Canadians, he noted, are ready to accept that other countries’ national myths about themselves are ridiculous, but when it comes time to look critically at who Canadians have been, historically speaking, the public is very uncomfortable.

“What is being ‘Canadian,’ aside from the guy in the beer ad? It’s decency, it’s friendliness, it’s helping out our neighbours – those ground-level ideals. But if you think about the relationship we as ‘mainstream’ Canadians have had with Indigenous people, that’s not true at all. As an unintended consequence, that makes us – I don’t want to use ‘mainstream,’ I’ll use ‘white’ – it makes us question ourselves. Because we haven’t been decent.”

Speaking about discovering his own privilege, Daschuk was moved to tears during his interview with Harp, noting that his research had forced him to reconsider his relationship with his country. On multiple occasions, he said, Indigenous readers had told him they were glad he was finally telling the story – because if he’d been Native, no one would have listened.

All of this may seem strange coming from a professor who isn’t a historian, but a specialist in environmental health. But Daschuk says his research led him where he is today – and it all started near James Bay. Growing up in Timmins, he was an avid hiker and encountered many locals in the Moose Cree communities of the west coast. That got him thinking about food security.

“Even back then, on the west coast of James Bay, it cost $10 for a head of lettuce, and milk was outrageous,” he told the Nation after his talk. “The same issues – the availability of nutritious food at a reasonable price, that’s out of reach for so many people [today]. And in some communities, this issue has gone on for probably 100 or more years: entire generations of people have been malnourished. These days, malnutrition has changed from not enough food to too much low-quality food. Malnutrition can work both ways – not enough calories, or too many empty calories.”

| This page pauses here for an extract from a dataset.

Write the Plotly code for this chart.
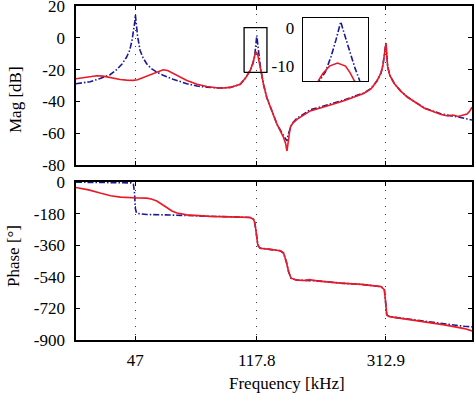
import plotly.graph_objects as go
import math

# ---------------- data ----------------
# Magnitude, model (blue dash-dot)
f_mag_blue = [30, 33.4, 36.0, 38.8, 40.8, 42.5, 44.0, 45.0, 45.8, 46.4, 46.8, 47.0, 47.3, 47.8,
              48.7, 49.8, 51.2, 53.0, 55.3, 58.0, 62.5, 69.4, 75, 80.7, 89.3, 96.4, 103.9, 108,
              112.1, 113.2, 114.5, 115.9, 116.6, 117.2, 117.8, 118.4, 119.0, 119.6, 120.2, 120.9,
              122.0, 124.0, 127, 130.4, 137.2, 144.2, 146.5, 148.0, 149.5, 151.7, 153.7, 159.6,
              176.5, 205.4, 226.6, 264.4, 280, 292.6, 301.6, 306, 309.2, 311.5, 312.9, 314.5,
              317, 322, 333.6, 350, 368.9, 418.5, 475.2, 538.8, 600]
mag_blue = [-28.9, -27.6, -25.6, -23.2, -20.0, -16.5, -12.1, -8.0, -2.0, 4.0, 10.0, 14.5, 9.0, 1.0,
            -7.8, -12.5, -16.3, -19.3, -21.6, -23.6, -26.0, -28.9, -30.3, -31.1, -31.6, -31.2, -29.3, -25.5,
            -20.5, -18.5, -15.8, -11.6, -7.5, -3.2, 1.6, -2.6, -6.8, -10.6, -13.9, -17.5,
            -22.0, -29.5, -37.5, -43.7, -54.3, -61.5, -64.0, -64.8, -60.5, -56.4, -54.0, -50.6,
            -45.3, -41.7, -39.3, -34.7, -31.8, -27.0, -22.0, -17.0, -10.5, -6.0, -3.0, -9.0,
            -18.0, -23.5, -28.9, -33.5, -37.4, -44.1, -47.9, -49.8, -51.7]

# Magnitude, measurement (red solid)
f_mag_red = [30, 33.4, 35.1, 36.8, 38.8, 41.9, 44.0, 46.2, 47.8, 49.8, 52.0, 55.3, 58.0, 60.0,
             62.5, 65.5, 69.4, 75, 80.7, 89.3, 96.4, 103.9, 108, 112.1, 113.2, 114.3, 115.04,
             115.6, 116.4, 117.4, 118.4, 118.96, 119.52, 120.2, 120.9, 122.0, 124.0, 127, 130.4,
             137.2, 144.2, 146.5, 148.0, 149.2, 150.5, 151.7, 153.7, 155, 159.6, 176.5, 205.4,
             226.6, 264.4, 280, 292.6, 301.6, 306, 309.2, 311.5, 312.9, 314.5, 317, 322, 333.6,
             350, 368.9, 418.5, 475.2, 500, 520, 540, 560, 578, 590, 600]
mag_red = [-25.8, -24.5, -23.9, -24.1, -25.1, -26.2, -26.6, -26.8, -26.4, -25.1, -23.5, -21.3, -20.1, -20.6,
           -22.2, -24.5, -26.8, -29.2, -30.6, -31.7, -31.2, -29.3, -25.5, -20.5, -18.5, -16.0, -13.9,
           -11.9, -10.0, -9.2, -10.0, -11.7, -13.9, -16.7, -19.0, -22.5, -29.5, -37.5, -43.7,
           -54.3, -62.7, -66.5, -71.2, -66.0, -59.0, -56.4, -54.5, -53.5, -51.3, -46.0, -42.2,
           -39.8, -35.0, -32.0, -27.0, -22.0, -17.0, -10.5, -6.0, -3.5, -9.0, -18.0, -23.5, -28.9,
           -33.5, -37.4, -44.3, -48.3, -49.2, -48.6, -49.5, -48.9, -47.9, -46.0, -43.7]

# Phase, model (blue)
f_ph_blue = [30, 40, 45.5, 46.3, 46.7, 47.0, 47.4, 48.5, 51.2, 61.1, 82.8, 103.9, 112.1, 114.9,
             116.0, 117.0, 117.8, 118.6, 119.4, 120.9, 130, 140.7, 144.2, 147.2, 149.8, 152.6,
             159.6, 185.8, 221.6, 260, 301.6, 309.2, 312.0, 314.8, 321.4, 398, 487, 566.7, 600]
ph_blue = [-1, -2, -5, -12, -60, -150, -175, -181, -185, -188, -195, -199, -202, -212,
           -232, -275, -320, -355, -367, -377, -384, -392, -405, -453, -510, -548,
           -559, -563, -576, -583, -596, -614, -681, -757, -767, -789, -810, -822, -825]

# Phase, measurement (red)
f_ph_red = [30, 33, 36, 39, 42, 45, 48, 51.2, 53, 55.3, 57.5, 59.6, 62, 64.4, 69.4, 76.7, 82.8,
            103.9, 112.1, 114.9, 116.0, 117.0, 117.8, 118.6, 119.4, 120.9, 130, 140.7, 144.2,
            147.2, 149.8, 152.6, 159.6, 170, 175, 185.8, 221.6, 260, 301.6, 309.2, 312.0, 314.8,
            321.4, 398, 487, 566.7, 600]
ph_red = [-31, -45, -63, -78, -86, -90, -91, -92, -97, -108, -125, -145, -165, -177, -187, -192, -196,
          -200, -202, -212, -232, -275, -320, -355, -367, -377, -384, -392, -405,
          -453, -510, -548, -559, -561, -556, -563, -576, -583, -596, -614, -681, -757,
          -767, -791, -814, -835, -848]

freq_ticks = [47, 117.8, 312.9]
freq_ticktext = ["47", "117.8", "312.9"]
mag_ticks = [20, 0, -20, -40, -60, -80]
mag_ticktext = ["20", "0", "-20", "-40", "-60", "-80"]
ph_ticks = [0, -180, -360, -540, -720, -900]
ph_ticktext = ["0", "-180", "-360", "-540", "-720", "-900"]
inset_ticks = [0, -10]
inset_ticktext = ["0", "-10"]

f_range = [30, 600]
mag_range = [-80, 20]
ph_range = [-900, 0]
inset_f_range = [113.2, 121.2]
inset_mag_range = [-13.9, 2.6]
zoom_box_f = [107, 127.2]
zoom_box_mag = [-21.8, 6.4]

# ---------------- styling ----------------
BLUE = "rgb(25,25,150)"
RED = "rgb(235,25,35)"
FONT = "Liberation Serif, Times New Roman, serif"
blue_line = dict(color=BLUE, width=1.6, dash="6px,2px,1.5px,2px")
red_line = dict(color=RED, width=1.6)

fig = go.Figure()
# top
fig.add_trace(go.Scatter(x=f_mag_blue, y=mag_blue, mode="lines", line=blue_line, xaxis="x", yaxis="y"))
fig.add_trace(go.Scatter(x=f_mag_red, y=mag_red, mode="lines", line=red_line, xaxis="x", yaxis="y"))
# zoom rectangle on main plot
bx = [zoom_box_f[0], zoom_box_f[1], zoom_box_f[1], zoom_box_f[0], zoom_box_f[0]]
by = [zoom_box_mag[0], zoom_box_mag[0], zoom_box_mag[1], zoom_box_mag[1], zoom_box_mag[0]]
fig.add_trace(go.Scatter(x=bx, y=by, mode="lines", line=dict(color="black", width=1.3),
                         xaxis="x", yaxis="y"))
# bottom
fig.add_trace(go.Scatter(x=f_ph_blue, y=ph_blue, mode="lines", line=blue_line, xaxis="x2", yaxis="y2"))
fig.add_trace(go.Scatter(x=f_ph_red, y=ph_red, mode="lines", line=red_line, xaxis="x2", yaxis="y2"))
# inset
fig.add_trace(go.Scatter(x=f_mag_blue, y=mag_blue, mode="lines", line=blue_line, xaxis="x3", yaxis="y3"))
fig.add_trace(go.Scatter(x=f_mag_red, y=mag_red, mode="lines", line=red_line, xaxis="x3", yaxis="y3"))

L, R, T, B = 76, 2, 6, 54
W, H = 474, 394
pw, ph = W - L - R, H - T - B


def px_x(p):
    return (p - L) / pw


def px_y(p):
    return (H - B - p) / ph


tickfont = dict(family=FONT, size=17, color="black")
common_x = dict(type="log", range=[math.log10(f_range[0]), math.log10(f_range[1])],
                tickvals=freq_ticks, ticktext=freq_ticktext, showgrid=True,
                gridcolor="rgb(60,60,60)", gridwidth=1, griddash="1px,7px",
                showline=True, linecolor="black", linewidth=1.6, mirror="ticks",
                ticks="inside", ticklen=4, tickcolor="black", zeroline=False, tickfont=tickfont,
                automargin=False, ticklabeloverflow="allow")
common_y = dict(showgrid=False, showline=True, linecolor="black", linewidth=1.6, mirror="ticks",
                ticks="inside", ticklen=4, tickcolor="black", zeroline=False, tickfont=tickfont,
                ticklabelstandoff=6, automargin=False, ticklabeloverflow="allow")

ann_font = dict(family=FONT, size=17, color="black")
fig.update_layout(
    template="none",
    width=W, height=H, margin=dict(l=L, r=R, t=T, b=B),
    paper_bgcolor="white", plot_bgcolor="white", showlegend=False,
    font=dict(family=FONT, size=17, color="black"),
    xaxis=dict(common_x, domain=[0, 1], anchor="y", showticklabels=False),
    yaxis=dict(common_y, domain=[px_y(165), 1], anchor="x", range=mag_range,
               tickvals=mag_ticks, ticktext=mag_ticktext),
    xaxis2=dict(common_x, domain=[0, 1], anchor="y2", ticklabelstandoff=4),
    yaxis2=dict(common_y, domain=[0, px_y(182)], anchor="x2", range=ph_range,
                tickvals=ph_ticks, ticktext=ph_ticktext),
    xaxis3=dict(type="log", range=[math.log10(inset_f_range[0]), math.log10(inset_f_range[1])],
                domain=[px_x(303), px_x(367.7)], anchor="y3", showgrid=False, zeroline=False,
                showline=True, linecolor="black", linewidth=1.4, mirror=True,
                showticklabels=False, ticks="", automargin=False),
    yaxis3=dict(range=inset_mag_range, domain=[px_y(81), px_y(18)], anchor="x3",
                showgrid=False, zeroline=False, showline=True, linecolor="black", linewidth=1.4,
                mirror=True, ticks="", tickvals=inset_ticks, ticktext=inset_ticktext,
                tickfont=tickfont, ticklabelstandoff=4, automargin=False,
                ticklabeloverflow="allow"),
    annotations=[
        dict(text="Mag [dB]", x=px_x(15), y=px_y(100), xref="paper", yref="paper",
             xanchor="center", yanchor="middle",
             textangle=-90, showarrow=False, font=ann_font),
        dict(text="Phase [°]", x=px_x(13), y=px_y(256), xref="paper", yref="paper",
             xanchor="center", yanchor="middle",
             textangle=-90, showarrow=False, font=ann_font),
        dict(text="Frequency [kHz]", x=px_x(287), y=px_y(383), xref="paper", yref="paper",
             xanchor="center", yanchor="middle", showarrow=False, font=ann_font),
    ],
)

fig.write_html("out.html", config={"displayModeBar": False, "staticPlot": True},
               post_script="document.body.style.margin='0';document.body.style.overflow='hidden';")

Any research into the history of First Nations and food, it seems, comes up against the ugly history Daschuk outlined in his book. But even shocking information, he said, is not enough: Indigenous people and non-Aboriginal Canadians alike need to take action.

“There are a whole lot of things that seem to be converging right now,” he said. “I’m enjoying my 15 minutes, for one, but it’s 2014 – maybe it’s time we can all get together on this and push our politicians, get involved, and stop putting up with things that have gone on for so long that have been keeping people down. We can’t wait for our leadership. Other than us pulling us along, maybe it’s time to push them along.”